Your task is to retype the lines between the line with "Reproduce this chart with Chart.js." and the line with "DADOS ===== */", inclusive. Copy no pictures and no other lines.

━━ Material for this task

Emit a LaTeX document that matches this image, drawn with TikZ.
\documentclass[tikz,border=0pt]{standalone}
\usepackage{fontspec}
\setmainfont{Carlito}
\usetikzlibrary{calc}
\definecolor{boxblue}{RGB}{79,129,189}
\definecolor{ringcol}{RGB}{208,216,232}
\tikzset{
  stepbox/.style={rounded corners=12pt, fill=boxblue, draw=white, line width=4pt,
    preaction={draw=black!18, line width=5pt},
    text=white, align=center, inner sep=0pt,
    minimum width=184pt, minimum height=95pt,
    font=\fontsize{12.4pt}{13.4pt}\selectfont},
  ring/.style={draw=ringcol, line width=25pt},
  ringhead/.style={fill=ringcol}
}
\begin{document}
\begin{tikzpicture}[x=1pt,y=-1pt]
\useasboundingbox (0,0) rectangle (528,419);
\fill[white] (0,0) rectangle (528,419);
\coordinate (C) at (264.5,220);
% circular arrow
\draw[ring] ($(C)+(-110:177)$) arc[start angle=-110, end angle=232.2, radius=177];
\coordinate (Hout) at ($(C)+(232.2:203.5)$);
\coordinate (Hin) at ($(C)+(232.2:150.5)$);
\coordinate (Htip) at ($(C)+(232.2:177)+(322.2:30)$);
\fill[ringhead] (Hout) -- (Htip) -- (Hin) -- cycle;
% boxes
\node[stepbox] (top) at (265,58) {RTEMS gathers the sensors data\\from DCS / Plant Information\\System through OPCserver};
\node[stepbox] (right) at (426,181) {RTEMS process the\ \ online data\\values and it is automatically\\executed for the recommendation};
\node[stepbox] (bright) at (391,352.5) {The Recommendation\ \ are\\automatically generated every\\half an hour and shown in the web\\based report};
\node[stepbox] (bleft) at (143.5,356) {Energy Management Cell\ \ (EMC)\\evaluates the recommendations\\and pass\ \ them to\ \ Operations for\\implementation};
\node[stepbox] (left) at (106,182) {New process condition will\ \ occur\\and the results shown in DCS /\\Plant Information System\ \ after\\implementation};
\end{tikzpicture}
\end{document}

━━━━
━━ Material for this task

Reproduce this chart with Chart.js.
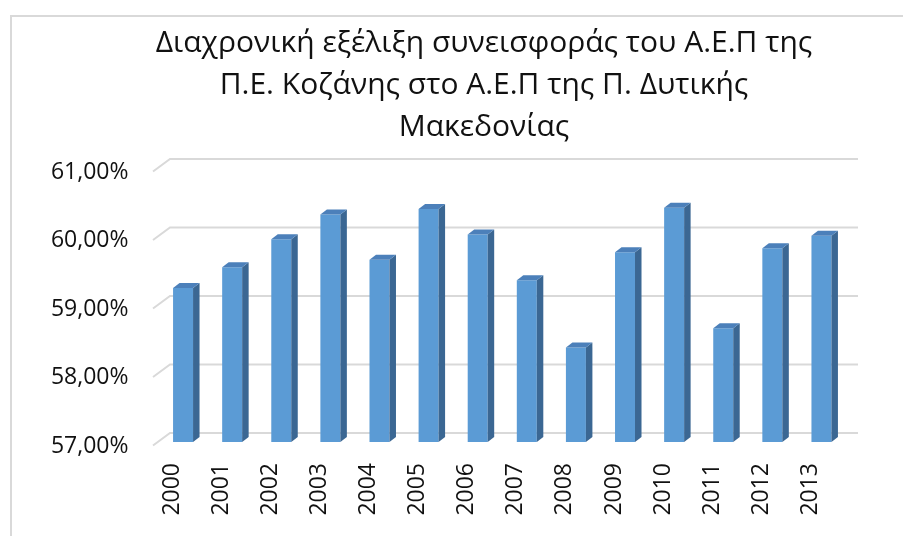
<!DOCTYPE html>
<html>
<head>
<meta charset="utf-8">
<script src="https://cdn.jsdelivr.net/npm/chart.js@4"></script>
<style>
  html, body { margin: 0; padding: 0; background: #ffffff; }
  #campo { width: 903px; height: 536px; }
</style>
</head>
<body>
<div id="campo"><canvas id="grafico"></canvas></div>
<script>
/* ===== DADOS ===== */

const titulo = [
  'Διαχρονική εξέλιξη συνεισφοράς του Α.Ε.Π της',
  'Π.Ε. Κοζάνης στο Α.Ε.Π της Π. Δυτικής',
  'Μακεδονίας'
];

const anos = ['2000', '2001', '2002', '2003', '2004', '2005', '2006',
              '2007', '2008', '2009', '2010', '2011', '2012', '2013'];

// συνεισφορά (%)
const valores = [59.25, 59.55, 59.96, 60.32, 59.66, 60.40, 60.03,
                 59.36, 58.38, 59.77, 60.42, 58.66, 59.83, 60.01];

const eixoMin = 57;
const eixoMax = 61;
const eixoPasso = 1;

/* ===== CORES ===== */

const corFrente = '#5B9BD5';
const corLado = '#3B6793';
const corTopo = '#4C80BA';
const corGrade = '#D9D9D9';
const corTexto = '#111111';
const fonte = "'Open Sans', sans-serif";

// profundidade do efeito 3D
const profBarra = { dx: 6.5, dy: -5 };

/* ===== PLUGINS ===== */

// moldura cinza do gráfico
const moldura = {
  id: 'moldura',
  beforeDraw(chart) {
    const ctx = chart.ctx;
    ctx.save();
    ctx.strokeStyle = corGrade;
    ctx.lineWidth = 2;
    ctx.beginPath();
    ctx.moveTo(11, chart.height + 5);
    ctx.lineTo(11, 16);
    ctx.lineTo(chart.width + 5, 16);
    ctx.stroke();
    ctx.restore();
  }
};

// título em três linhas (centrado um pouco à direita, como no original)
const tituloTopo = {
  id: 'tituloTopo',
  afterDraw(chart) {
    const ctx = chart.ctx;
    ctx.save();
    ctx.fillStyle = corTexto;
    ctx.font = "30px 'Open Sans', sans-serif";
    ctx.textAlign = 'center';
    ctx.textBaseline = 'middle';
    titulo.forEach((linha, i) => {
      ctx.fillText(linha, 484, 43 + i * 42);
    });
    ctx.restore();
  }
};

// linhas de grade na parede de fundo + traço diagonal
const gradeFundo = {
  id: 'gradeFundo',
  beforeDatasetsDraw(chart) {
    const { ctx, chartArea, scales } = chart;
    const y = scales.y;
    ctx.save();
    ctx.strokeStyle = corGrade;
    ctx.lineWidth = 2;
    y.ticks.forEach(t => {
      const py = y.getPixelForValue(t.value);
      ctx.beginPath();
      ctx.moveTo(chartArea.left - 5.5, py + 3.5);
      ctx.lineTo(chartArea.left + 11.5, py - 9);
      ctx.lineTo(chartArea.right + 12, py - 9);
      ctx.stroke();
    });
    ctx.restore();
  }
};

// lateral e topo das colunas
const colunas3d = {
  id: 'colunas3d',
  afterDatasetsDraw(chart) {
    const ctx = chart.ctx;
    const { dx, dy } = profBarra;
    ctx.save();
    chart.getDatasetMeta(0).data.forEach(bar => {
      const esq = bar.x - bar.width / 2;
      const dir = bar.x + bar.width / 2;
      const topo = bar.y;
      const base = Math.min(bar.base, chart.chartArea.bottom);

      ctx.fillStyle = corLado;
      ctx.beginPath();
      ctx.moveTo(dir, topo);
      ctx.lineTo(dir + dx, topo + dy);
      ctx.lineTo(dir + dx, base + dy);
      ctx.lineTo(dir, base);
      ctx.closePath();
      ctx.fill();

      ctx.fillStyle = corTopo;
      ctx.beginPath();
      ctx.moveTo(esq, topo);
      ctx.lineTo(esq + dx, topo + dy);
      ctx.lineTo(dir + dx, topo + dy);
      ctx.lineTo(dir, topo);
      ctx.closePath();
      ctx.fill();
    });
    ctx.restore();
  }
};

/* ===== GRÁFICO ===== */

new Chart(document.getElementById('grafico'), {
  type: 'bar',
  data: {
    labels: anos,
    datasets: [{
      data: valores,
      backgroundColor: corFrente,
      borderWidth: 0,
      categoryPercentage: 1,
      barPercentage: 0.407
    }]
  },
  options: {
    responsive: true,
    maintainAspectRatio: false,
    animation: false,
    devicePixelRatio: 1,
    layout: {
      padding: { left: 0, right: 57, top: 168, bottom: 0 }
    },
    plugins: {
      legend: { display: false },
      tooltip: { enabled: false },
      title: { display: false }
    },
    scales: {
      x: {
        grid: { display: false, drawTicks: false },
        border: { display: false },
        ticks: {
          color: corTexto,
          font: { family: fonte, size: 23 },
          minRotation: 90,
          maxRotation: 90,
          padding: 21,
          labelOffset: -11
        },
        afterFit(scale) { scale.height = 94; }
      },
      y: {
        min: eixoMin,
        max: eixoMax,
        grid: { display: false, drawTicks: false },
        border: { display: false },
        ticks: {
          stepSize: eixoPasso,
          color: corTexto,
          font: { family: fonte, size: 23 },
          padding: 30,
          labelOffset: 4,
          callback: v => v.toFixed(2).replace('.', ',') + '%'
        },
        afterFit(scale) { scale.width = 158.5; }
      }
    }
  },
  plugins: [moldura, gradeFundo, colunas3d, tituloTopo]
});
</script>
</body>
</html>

━━━━

## Answer to the problem
Reproduce this chart with Chart.js.
<!DOCTYPE html>
<html>
<head>
<meta charset="utf-8">
<script src="https://cdn.jsdelivr.net/npm/chart.js@4"></script>
<style>
  html, body { margin: 0; padding: 0; background: #ffffff; }
  #campo { width: 903px; height: 536px; }
</style>
</head>
<body>
<div id="campo"><canvas id="grafico"></canvas></div>
<script>
/* ===== DADOS ===== */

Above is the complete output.